What to Do If Your Lender Drags Its Feet

Loss draft departments are not known for their speed. If your servicer is sitting on your funds, not scheduling inspections, or ignoring your calls, you have a few escalation paths.

Send a Qualified Written Request

Under federal mortgage servicing rules, you can send a formal written request asking the servicer for information about the status of your insurance proceeds or asserting that it has made an error. The servicer must acknowledge your letter within five business days and provide a substantive response within 30 business days.4eCFR. 12 CFR 1024.36 – Requests for Information The servicer can extend that deadline by 15 business days if it notifies you in writing before the original 30 days expire. It cannot charge you a fee for responding.5Consumer Financial Protection Bureau. What Is a Qualified Written Request (QWR)?

Send the letter by certified mail to the servicer’s designated address for qualified written requests (this is often different from the payment address and should be listed on your mortgage statement or the servicer’s website). A written paper trail changes the dynamic. Servicers that ignore phone calls tend to respond faster when a formal request with legal deadlines lands on their desk.

File a CFPB Complaint

If the qualified written request doesn’t produce results, file a complaint with the Consumer Financial Protection Bureau at consumerfinance.gov/complaint. The CFPB forwards your complaint directly to the servicer, and companies generally respond within 15 days.6Consumer Financial Protection Bureau. Submit a Complaint This isn’t a guarantee, but a federal agency inquiry tends to move things along faster than another phone call to the loss draft line. Include dates, dollar amounts, and copies of any correspondence you’ve already sent.

Contact Your State Insurance Commissioner

Your state’s department of insurance regulates both insurers and certain aspects of how insurance proceeds are handled. If the issue is partly the insurance company’s fault (delayed payments, lowball estimates, or failure to issue the supplemental check), the state insurance commissioner can investigate. If the problem is purely on the lender’s side, the CFPB route is more direct, but a simultaneous state complaint doesn’t hurt.

Checks for Personal Property and Additional Living Expenses

Not every insurance payout goes through the loss draft gauntlet. Your homeowner’s policy likely covers three categories: the dwelling itself, personal property (furniture, electronics, clothing), and additional living expenses if you’re displaced. The lender’s interest is in the structure, since that’s the collateral. Checks for personal belongings and temporary housing costs are generally made out to you alone and don’t require the servicer’s endorsement. If your insurer lumps everything into one check, call and ask for separate payments so you can access the non-dwelling portions immediately.

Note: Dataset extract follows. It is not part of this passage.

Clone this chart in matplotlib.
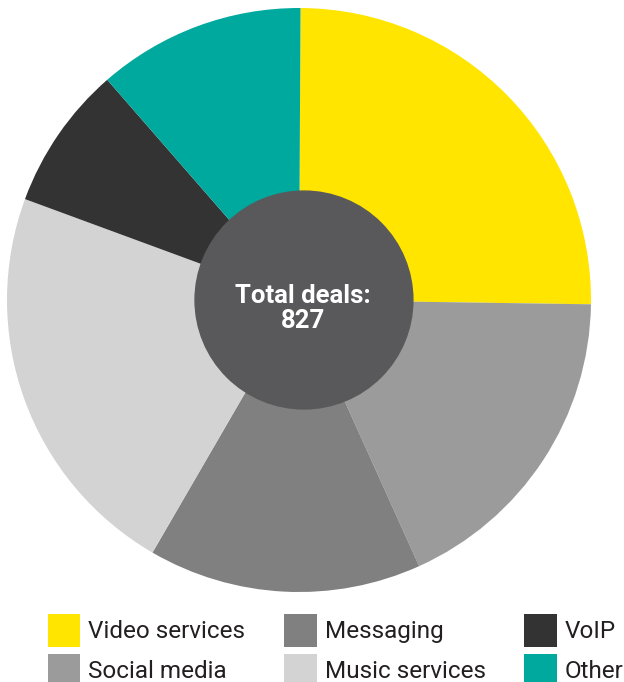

Recoverable Depreciation Supplements

Many replacement-cost policies pay in two rounds. The first check reflects the depreciated value of whatever was damaged. Once you complete the repairs and prove you actually spent the money, the insurer sends a second check for the recoverable depreciation, which is the difference between the depreciated amount and the full replacement cost. That second check will also have the lender’s name on it, so it goes through the same loss draft process. Factor this into your timeline. The supplement check often arrives weeks after the repairs are done, and the lender will still need to endorse and process it before you see the money.